The International Day of Girl Child – 11th October,2015
It was a bright autumn morning, as I took an auto for office. At a distance of about 100 meters from a traffic signal I saw, a traffic-policeman signing a challan for a taxi for jumping the signal. “I never break traffic rules madam. If I do, I would be putting my customer’s and my life at stake. If anything happens to me, what will happen to my children?” exclaimed the auto-driver. “I have two daughters and a son.” he added and carried on with his conversation with me. A proud father of two daughters. His elder daughter was in senior school and aspired to be a doctor, the younger one was in middle school and wanted to be a lawyer.. He mentioned that he is working on dual-shifts to earn and save money to help both of them live their dreams. I still remember the smile, a grin of contentment that created an aura , that I saw in that rear view mirror, when he was proudly and happily talking about her girls while driving to my destination.
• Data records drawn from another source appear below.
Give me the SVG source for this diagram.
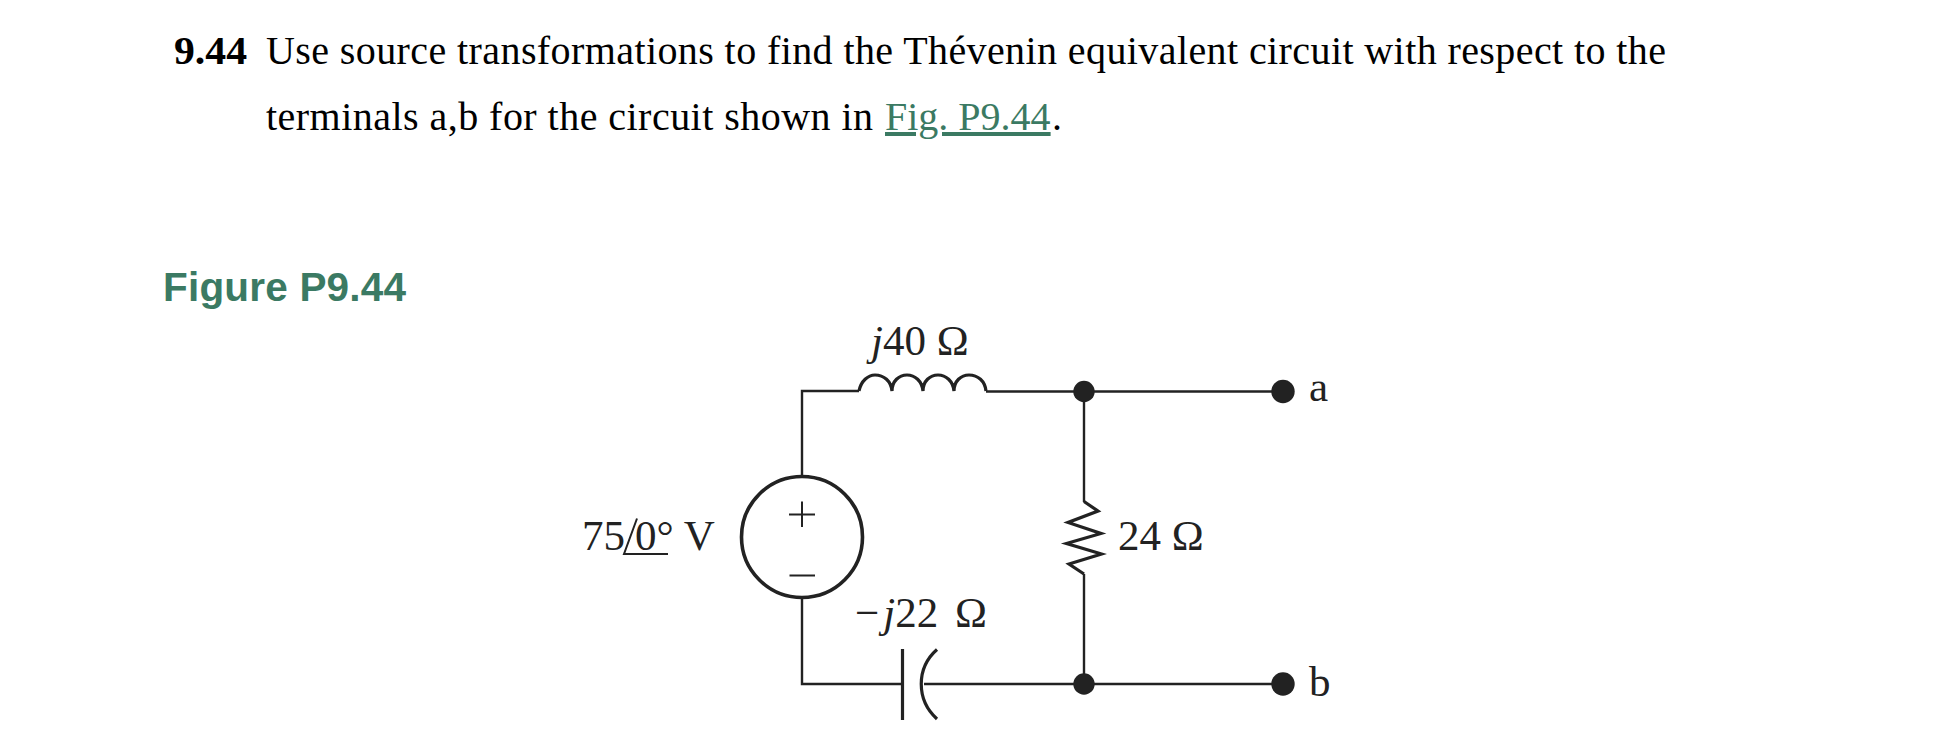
<svg xmlns="http://www.w3.org/2000/svg" width="1935" height="739" viewBox="0 0 1935 739">
<style>
.body{font-family:"Liberation Serif",serif;font-size:40px;fill:#000}
.link{fill:#3b7a63;text-decoration:underline;text-decoration-thickness:2.5px;text-underline-offset:3px}
.fig{font-family:"Liberation Sans",Arial,sans-serif;font-weight:bold;font-size:40.500px;fill:#3b7a63}
.lab{font-family:"Liberation Serif",serif;font-size:43px;fill:#222}
.w{fill:none;stroke:#222;stroke-width:2.400}
.t{fill:none;stroke:#222;stroke-width:3.200}
.thin{fill:none;stroke:#222;stroke-width:2}
.dot{fill:#222}
</style>
<rect width="1935" height="739" fill="#fff"/>
<g id="problem-text">
<text class="body" x="174" y="64" font-weight="bold" textLength="73" lengthAdjust="spacingAndGlyphs">9.44</text>
<text class="body" x="266" y="64" textLength="1400" lengthAdjust="spacing">Use source transformations to find the Thévenin equivalent circuit with respect to the</text>
<text class="body" x="266" y="130" textLength="607" lengthAdjust="spacing">terminals a,b for the circuit shown in</text>
<text class="body link" x="885" y="130">Fig. P9.44</text>
<text class="body" x="1052" y="130">.</text>
<text class="fig" x="163" y="301" textLength="243" lengthAdjust="spacing">Figure P9.44</text>
</g>
<g id="connectors">
<path class="w" d="M859 391H802V476"/>
<path class="w" d="M802 598V684H902"/>
<path class="w" d="M924 684H1084"/>
<path class="w" d="M986 391.500H1283"/>
<path class="w" d="M1084 684H1283"/>
<path class="w" d="M1084 391V502"/>
<path class="w" d="M1084 574V684"/>
</g>
<g id="inductor">
<path class="t" d="M859 391C861 381 868 375 875 375C884 375 891 381 892 391C892 381 899 375 907 375C915 375 922 381 923 391C923 381 930 375 938 375C946 375 953 381 954 391C954 381 961 375 969 375C978 375 985 381 986 391"/>
<text class="lab" x="871" y="355"><tspan font-style="italic">j</tspan>40 Ω</text>
</g>
<g id="source">
<circle cx="802" cy="537" r="60.500" fill="#fff" stroke="#222" stroke-width="3.600"/>
<path class="thin" d="M789 514.500H815M802 501.500V527M789.500 575.500H815"/>
<text class="lab" x="582" y="550">75<tspan dx="10">0°</tspan><tspan dx="10">V</tspan></text>
<path class="thin" d="M637 518.500L624 554H668"/>
</g>
<g id="capacitor">
<path class="t" d="M902.500 649V720"/>
<path class="t" d="M937 649.500C916 668 916 700 937 719"/>
<text class="lab" x="855" y="627">−<tspan font-style="italic" dx="4">j</tspan>22<tspan dx="6"> Ω</tspan></text>
</g>
<g id="resistor">
<path class="t" d="M1084 501.500L1098 511L1068 522.500L1101 533.500L1066.500 543.500L1101.500 554L1069 564L1084 574"/>
<text class="lab" x="1118" y="550">24 Ω</text>
</g>
<g id="node-top"><circle class="dot" cx="1084" cy="391.500" r="10.700"/></g>
<g id="node-bottom"><circle class="dot" cx="1084" cy="684" r="10.700"/></g>
<g id="terminal-a"><circle class="dot" cx="1283" cy="391.500" r="11.700"/><text class="lab" x="1309" y="401">a</text></g>
<g id="terminal-b"><circle class="dot" cx="1283" cy="684" r="11.700"/><text class="lab" x="1309" y="696">b</text></g>
</svg>
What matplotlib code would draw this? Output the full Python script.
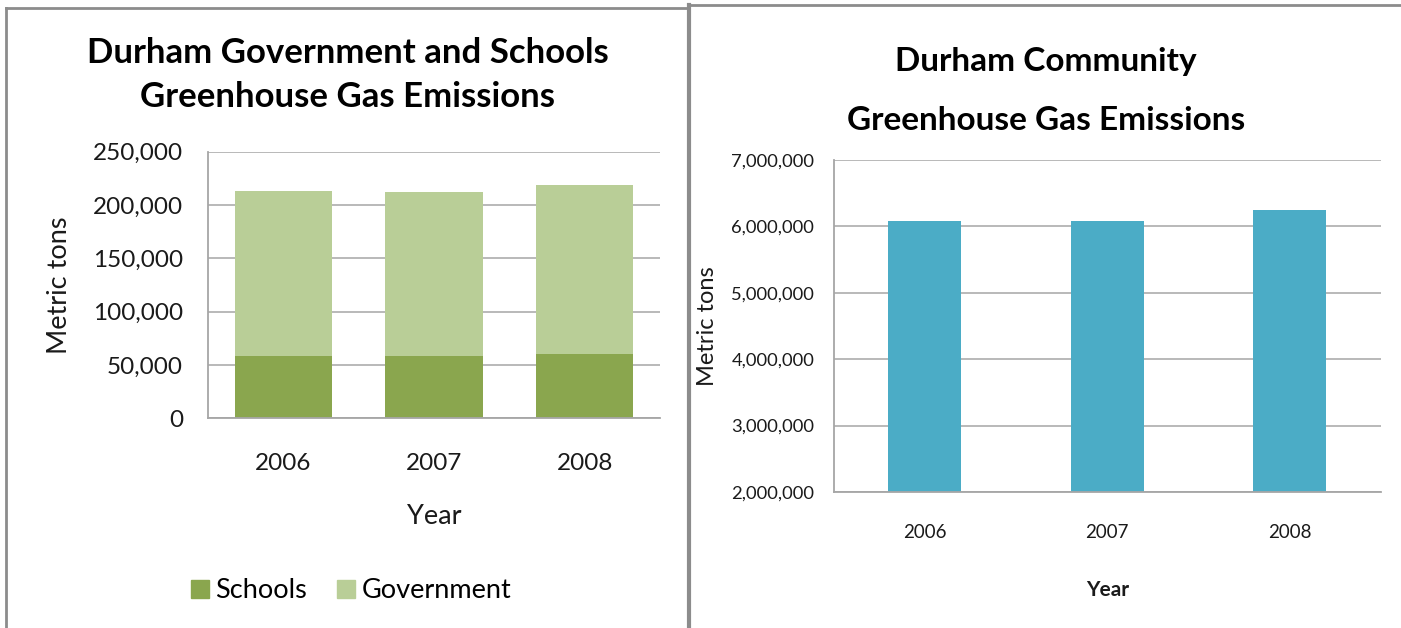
import matplotlib
matplotlib.use('Agg')
import matplotlib.pyplot as plt
from matplotlib.lines import Line2D
from matplotlib.patches import Patch
from matplotlib.ticker import FuncFormatter

# ── Data ─────────────────────────────────────────────────────────
years = ['2006', '2007', '2008']
schools = [58700, 58700, 60300]
government = [154800, 153600, 158300]
community = [6086000, 6080000, 6240000]

W, H = 1401, 628
COL_SCHOOLS = '#8aa64e'
COL_GOV = '#b9ce97'
COL_COMM = '#4bacc6'
COL_GRID = '#a6a6a6'
COL_BORDER = '#8c8c8c'

plt.rcParams['font.family'] = ['Lato', 'DejaVu Sans']


def fx(px):
    return px / W


def fy(py):
    return 1 - py / H


def style_axes(ax):
    for s in ('top', 'right'):
        ax.spines[s].set_visible(False)
    for s in ('left', 'bottom'):
        ax.spines[s].set_color(COL_GRID)
        ax.spines[s].set_linewidth(1.3)
    ax.yaxis.grid(True, color=COL_GRID, lw=1.1)
    ax.set_axisbelow(True)
    ax.tick_params(length=0)


comma = FuncFormatter(lambda v, p: f'{int(v):,}')

fig = plt.figure(figsize=(W / 100, H / 100), dpi=100)

# ── Left panel: government + schools ─────────────────────────────
ax1 = fig.add_axes([fx(208), fy(418.3), fx(660 - 208), (418.3 - 151.8) / H])
x = range(len(years))
ax1.bar(x, schools, width=0.645, color=COL_SCHOOLS, label='Schools')
ax1.bar(x, government, width=0.645, bottom=schools, color=COL_GOV,
        label='Government')
ax1.set_xlim(-0.5, 2.5)
ax1.set_ylim(0, 250000)
ax1.set_yticks(range(0, 250001, 50000))
ax1.yaxis.set_major_formatter(comma)
ax1.set_xticks(list(x))
ax1.set_xticklabels(years)
style_axes(ax1)
ax1.tick_params(axis='y', labelsize=17.5, pad=18, labelcolor='#1a1a1a')
ax1.tick_params(axis='x', labelsize=17.5, pad=25, labelcolor='#1a1a1a')

fig.text(fx(348), fy(53), 'Durham Government and Schools', ha='center',
         va='center', fontsize=25, fontweight='bold')
fig.text(fx(348), fy(97), 'Greenhouse Gas Emissions', ha='center',
         va='center', fontsize=25, fontweight='bold')
fig.text(fx(60), fy(285), 'Metric tons', rotation=90, ha='center',
         va='center', fontsize=19.5, color='#1a1a1a')
fig.text(fx(434), fy(516), 'Year', ha='center', va='center', fontsize=19.5,
         color='#1a1a1a')

handles = [Patch(color=COL_SCHOOLS, label='Schools'),
           Patch(color=COL_GOV, label='Government')]
fig.legend(handles=handles, loc='center', bbox_to_anchor=(fx(351), fy(591)),
           ncol=2, frameon=False, fontsize=19.5, handlelength=0.65,
           handleheight=0.65, handletextpad=0.25, columnspacing=1.1,
           borderpad=0)

# ── Right panel: community ───────────────────────────────────────
ax2 = fig.add_axes([fx(833.7), fy(492), fx(1380.7 - 833.7), (492 - 160) / H])
ax2.bar(x, community, width=0.40, color=COL_COMM)
ax2.set_xlim(-0.5, 2.5)
ax2.set_ylim(2000000, 7000000)
ax2.set_yticks(range(2000000, 7000001, 1000000))
ax2.yaxis.set_major_formatter(comma)
ax2.set_xticks(list(x))
ax2.set_xticklabels(years)
style_axes(ax2)
ax2.tick_params(axis='y', labelsize=13.2, pad=14, labelcolor='#1a1a1a')
ax2.tick_params(axis='x', labelsize=13.5, pad=23, labelcolor='#1a1a1a')

fig.text(fx(1046), fy(62), 'Durham Community', ha='center', va='center',
         fontsize=24, fontweight='bold')
fig.text(fx(1046), fy(120), 'Greenhouse Gas Emissions', ha='center',
         va='center', fontsize=24, fontweight='bold')
fig.text(fx(708), fy(326), 'Metric tons', rotation=90, ha='center',
         va='center', fontsize=17, color='#1a1a1a')
fig.text(fx(1108), fy(590), 'Year', ha='center', va='center', fontsize=15,
         fontweight='bold', color='#1a1a1a')

# ── Panel borders ────────────────────────────────────────────────
borders = [
    ((6, 6), (8, 628), 2.0),
    ((6, 689), (8, 8), 2.0),
    ((689, 689), (5, 628), 3.0),
    ((689, 1401), (5, 5), 2.0),
]
for xs, ys, lw in borders:
    fig.add_artist(Line2D([fx(v) for v in xs], [fy(v) for v in ys],
                          color=COL_BORDER, lw=lw))

fig.savefig('out.png', dpi=100, facecolor='white')
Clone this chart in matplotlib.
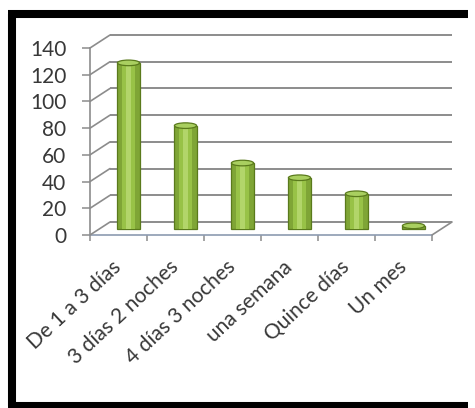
import matplotlib
matplotlib.use("Agg")
import matplotlib.pyplot as plt
from matplotlib.lines import Line2D
from matplotlib.patches import Ellipse
from matplotlib.transforms import ScaledTranslation

categories = ["De 1 a 3 días", "3 días 2 noches", "4 días 3 noches",
              "una semana", "Quince días", "Un mes"]
values = [124, 77, 49, 38, 26, 2]
yticks = [0, 20, 40, 60, 80, 100, 120, 140]

plt.rcParams['font.family'] = ['Lato', 'DejaVu Sans']

fig = plt.figure(figsize=(4.75, 4.08), dpi=100)
fig.patch.set_facecolor('white')

# black frame: left, top and bottom (the right side runs off the picture)
W, H = 475, 408
frame = [([12, 12], [2, 394]), ([8, 468], [394, 394]), ([8, 468], [2.5, 2.5])]
for fx, fy in frame:
    fig.add_artist(Line2D([v / W for v in fx], [v / H for v in fy],
                          transform=fig.transFigure, color='black', lw=5.8,
                          solid_capstyle='butt'))

ax = fig.add_axes([90 / W, 173 / H, 342 / W, 187 / H])
ax.set_xlim(0, len(categories))
ax.set_ylim(0, 140)
ax.patch.set_alpha(0)

# 3d depth offsets (back wall and mid depth for the cylinders)
back = ax.transData + ScaledTranslation(0.20, 0.13, fig.dpi_scale_trans)
mid = ax.transData + ScaledTranslation(0.10, 0.065, fig.dpi_scale_trans)

grid_c = '#8c8c8c'
ax.hlines(yticks, 0, len(categories), colors=grid_c, lw=1.4,
          transform=back, clip_on=False, zorder=1)
for v in yticks:
    ax.annotate('', xy=(0, v), xytext=(20, 13), textcoords='offset pixels',
                arrowprops=dict(arrowstyle='-', color=grid_c, lw=1.2,
                                shrinkA=0, shrinkB=0), annotation_clip=False)
ax.annotate('', xy=(len(categories), 0), xytext=(20, 13), textcoords='offset pixels',
            arrowprops=dict(arrowstyle='-', color=grid_c, lw=1.2,
                            shrinkA=0, shrinkB=0), annotation_clip=False)

# cylinders
xs = [i + 0.5 for i in range(len(categories))]
w = 0.39
ax.bar(xs, values, width=w, color='#7fa536', edgecolor='#5a7a1c', lw=0.9,
       transform=mid, clip_on=False, zorder=3)
ax.bar(xs, values, width=w * 0.62, color='#98c247', lw=0,
       transform=mid, clip_on=False, zorder=3)
ax.bar(xs, values, width=w * 0.25, color='#b2d56a', lw=0,
       transform=mid, clip_on=False, zorder=3)
for x, v in zip(xs, values):
    ax.add_patch(Ellipse((x, v), w, 4.2, transform=mid, facecolor='#a9cf60',
                         edgecolor='#5a7a1c', lw=0.9, zorder=4, clip_on=False))

# axes lines
for s in ['top', 'right']:
    ax.spines[s].set_visible(False)
ax.spines['left'].set_color('#8c8c8c')
ax.spines['bottom'].set_color('#8c9bb0')
ax.spines['left'].set_linewidth(1.2)
ax.spines['bottom'].set_linewidth(1.2)

ax.set_yticks(yticks)
ax.tick_params(axis='y', length=6, width=1.1, color='#8c8c8c', pad=11,
               labelsize=15, labelcolor='#383838')

ax.set_xticks(range(len(categories) + 1))
ax.set_xticklabels([])
ax.tick_params(axis='x', which='major', length=4, width=1.1, color='#8c8c8c')
ax.set_xticks(xs, minor=True)
ax.set_xticklabels(categories, minor=True, rotation=43, ha='right',
                   va='center', rotation_mode='anchor')
ax.tick_params(axis='x', which='minor', length=0, pad=21, labelsize=15,
               labelcolor='#383838')

fig.savefig('out.png', dpi=100)
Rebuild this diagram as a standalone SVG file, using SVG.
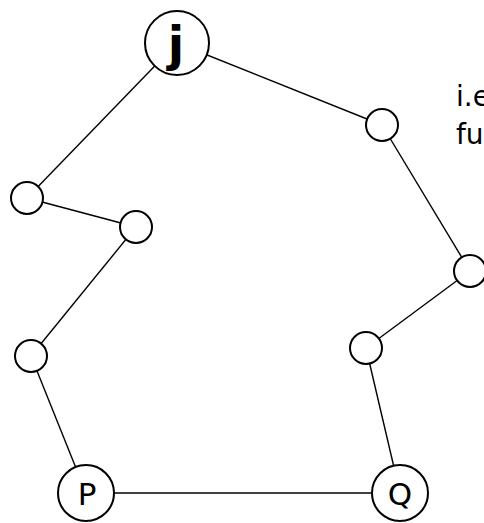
<svg xmlns="http://www.w3.org/2000/svg" width="484" height="523" viewBox="0 0 484 523">
<style>
.n{fill:#fff;stroke:#000;stroke-width:2}
.e{stroke:#000;stroke-width:1.4;fill:none}
.l{font-family:"DejaVu Sans","Liberation Sans",sans-serif;fill:#000;text-anchor:middle}
.t{font-family:"DejaVu Sans","Liberation Sans",sans-serif;fill:#000;font-size:28px}
</style>
<rect width="484" height="523" fill="#fff"/>
<g id="connectors">
<line class="e" x1="177" y1="43" x2="27" y2="198"/>
<line class="e" x1="177" y1="43" x2="382" y2="125"/>
<line class="e" x1="27" y1="198" x2="136" y2="227"/>
<line class="e" x1="136" y1="227" x2="31" y2="356"/>
<line class="e" x1="31" y1="356" x2="86" y2="493"/>
<line class="e" x1="86" y1="493" x2="400" y2="493"/>
<line class="e" x1="400" y1="493" x2="366" y2="348"/>
<line class="e" x1="366" y1="348" x2="470" y2="271"/>
<line class="e" x1="470" y1="271" x2="382" y2="125"/>
</g>
<g id="node-j"><circle class="n" cx="177" cy="43" r="32"/><text class="l" x="176" y="61" font-size="48" font-weight="600">j</text></g>
<g id="node-a"><circle class="n" cx="382" cy="125" r="16"/></g>
<g id="node-b"><circle class="n" cx="27" cy="198" r="16"/></g>
<g id="node-c"><circle class="n" cx="136" cy="227" r="16"/></g>
<g id="node-d"><circle class="n" cx="470" cy="271" r="16"/></g>
<g id="node-e"><circle class="n" cx="31" cy="356" r="16"/></g>
<g id="node-f"><circle class="n" cx="366" cy="348" r="16"/></g>
<g id="node-P"><circle class="n" cx="86" cy="493" r="28"/><text class="l" x="87" y="505" font-size="31">P</text></g>
<g id="node-Q"><circle class="n" cx="400" cy="493" r="28"/><text class="l" x="400" y="505" font-size="31">Q</text></g>
<g id="note"><text class="t" x="456" y="106">i.e</text><text class="t" x="456" y="144">fu</text></g>
</svg>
From female foeticide, ignoring the girl child, to motivating them to fulfil their dreams today, the Indian society, through conscious efforts of the government, private organizations and more informed parents, has been working towards transforming the orthodox mindsets. This has helped in improving the lives of girls and helped in providing them the right and respect that they deserve. This includes entailing them with best of health care, education, food, etc as is enjoyed by their opposite gender. However, on analyzing the DISE data 2014-15, Fiinovation reviewed that, as a girl child advances in her life, a few of them also drop out from school due to increased responsibilities. Deliberate and conscious effort towards fulfilling the dreams of a girl child shall help us and take us a step closer to attaining our sustainable development goals.
The United Nations General assembly on December 19 2011 declared October 11 as the International Day for the Girl Child, with an aim to recognize the girls’ rights and the challenges faced by them across the globe. Fiinovation suggests that, the introduction of Sustainable Development Goals (SDGs) this year by the global community is a suitable time to acknowledge and recognize the achievements of the young girls in India. This also adds to the girl child’s significant role in achieving sustainable goals. Their achievement is undeniable to obtain the mentioned goals by 2030.